The compute side is only one aspect of cloud. We’ll need to figure out how to extend this protection to the network and storage capabilities in the cloud. The experience of building a trust chain starting from a secure boot foundation helps: network and storage appliances also run on the same components used to build servers. We believe that if we follow the same rigorous approach used to build a compute trust chain, it should be possible to harden network and storage devices to the same degree we attained with the compute subsystem. From this perspective the long journey is beginning to look more than like a trailblazing path.

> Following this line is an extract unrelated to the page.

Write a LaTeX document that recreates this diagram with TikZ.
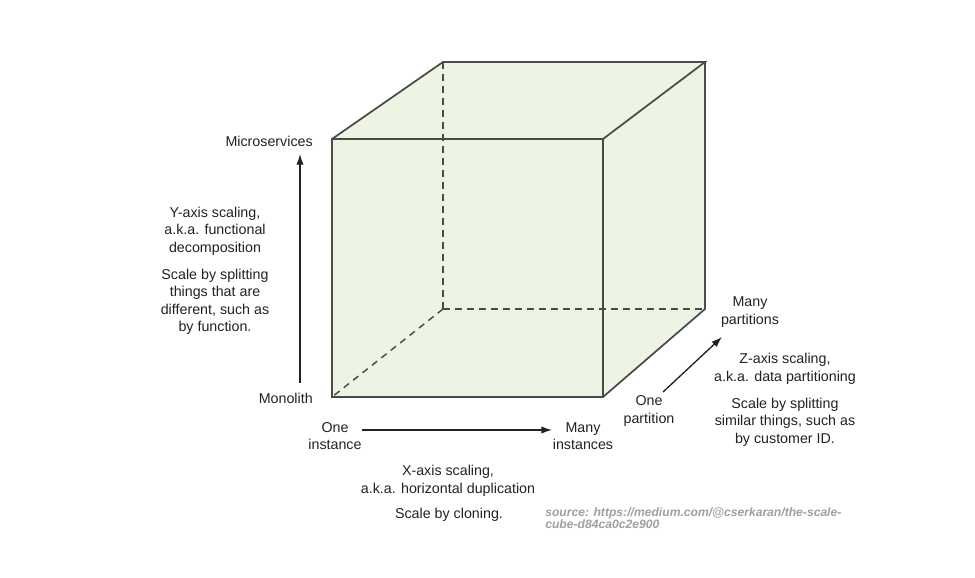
\documentclass[tikz,border=0pt]{standalone}
\usepackage{fontspec}
\setmainfont{Liberation Sans}
\usetikzlibrary{arrows.meta}
\definecolor{cubefill}{HTML}{EEF4E3}
\definecolor{edgecol}{HTML}{4A4A4A}
\definecolor{txtcol}{HTML}{222222}
\definecolor{srccol}{HTML}{A0A0A0}
\tikzset{
  edge/.style={draw=edgecol, line width=1.3pt, line join=miter},
  hidden/.style={draw=edgecol, line width=1.1pt, dash pattern=on 5pt off 4pt},
  axis/.style={draw=txtcol, line width=1pt, -{Latex[length=8pt,width=5.5pt]}},
  lbl/.style={font=\fontsize{10.7pt}{13.1pt}\selectfont, text=txtcol, align=center, inner sep=0pt},
  src/.style={font=\fontsize{9.1pt}{9.4pt}\selectfont\bfseries\itshape, text=srccol, align=left, inner sep=0pt, anchor=west}
}
\begin{document}
\begin{tikzpicture}[x=0.75pt, y=-0.75pt]
\useasboundingbox[fill=white] (0,0) rectangle (975,578);
% cube corners
\coordinate (ftl) at (332,139);
\coordinate (ftr) at (603,139);
\coordinate (fbl) at (332,397);
\coordinate (fbr) at (603,397);
\coordinate (btl) at (443,62);
\coordinate (btr) at (705,62);
\coordinate (bbl) at (443,309);
\coordinate (bbr) at (705,309);
% fill silhouette
\fill[cubefill] (ftl) -- (btl) -- (btr) -- (bbr) -- (fbr) -- (fbl) -- cycle;
% hidden edges
\draw[hidden] (btl) -- (bbl);
\draw[hidden] (bbl) -- (bbr);
\draw[hidden] (bbl) -- (fbl);
% visible edges
\draw[edge] (ftl) -- (ftr) -- (fbr) -- (fbl) -- cycle;
\draw[edge] (ftl) -- (btl) -- (btr) -- (ftr);
\draw[edge] (btr) -- (bbr) -- (fbr);

% Y axis
\node[lbl, anchor=east] (micro) at (313,141) {Microservices};
\node[lbl, anchor=east] (mono) at (313,398) {Monolith};
\coordinate (ystart) at (300,383);
\coordinate (yend) at (300,154);
\draw[axis] (ystart) -- (yend);
\node[lbl] (ytitle) at (215,231) {Y-axis scaling,\\a.k.a. functional\\decomposition};
\node[lbl] (ydesc) at (215,302) {Scale by splitting\\things that are\\different, such as\\by function.};

% X axis
\node[lbl] (oneinst) at (335,436) {One\\instance};
\node[lbl] (manyinst) at (583,436) {Many\\instances};
\coordinate (xs) at (362,430);
\coordinate (xe) at (552,430);
\draw[axis] (xs) -- (xe);
\node[lbl] (xtitle) at (448,481) {X-axis scaling,\\a.k.a. horizontal duplication};
\node[lbl] (xdesc) at (449,515) {Scale by cloning.};

% Z axis
\node[lbl] (onepart) at (649,411) {One\\partition};
\node[lbl] (manypart) at (750,312) {Many\\partitions};
\coordinate (zs) at (663,392);
\coordinate (ze) at (722,337);
\draw[axis] (zs) -- (ze);
\node[lbl] (ztitle) at (785,369) {Z-axis scaling,\\a.k.a. data partitioning};
\node[lbl] (zdesc) at (785,422) {Scale by splitting\\similar things, such as\\by customer ID.};

% source
\node[src] (source) at (545,518) {source: https://medium.com/@cserkaran/the-scale-\\cube-d84ca0c2e900};
\end{tikzpicture}
\end{document}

Some readers will shrewdly note that the IT infrastructure in data centers encompasses more than servers; it also includes networks and storage equipment. The security constructs discussed in this book relate mostly to application stacks running on server equipment, and they are still evolving. It must be noted that network and storage equipment also runs on computing equipment, and therefore one strategy for securing network and storage equipment will be precisely to build analogous trust chains applicable to the equipment. These topics are beyond the scope of this book but are certainly relevant to industry practitioners and therefore are excellent subjects for subject-matter experts to document in future papers and books.

The authors acknowledge the enormous amount of work still to be done, but by the same token, these are enormously exciting areas to explore, with the potential of delivering equally enormous value to a beleaguered security industry—an industry that has been rocked by a seemingly endless stream of ever-more sophisticated and brazen exploits. We invite industry participants in any role, whether executive, architecture, engineering, system integration, or development, to join us in broadening this path. Actually, the path to innovation will never end—this is the essence of security. However, along the way, industry participants will build a much more robust foundation to the cloud, bringing some well-deserved assurances to customers.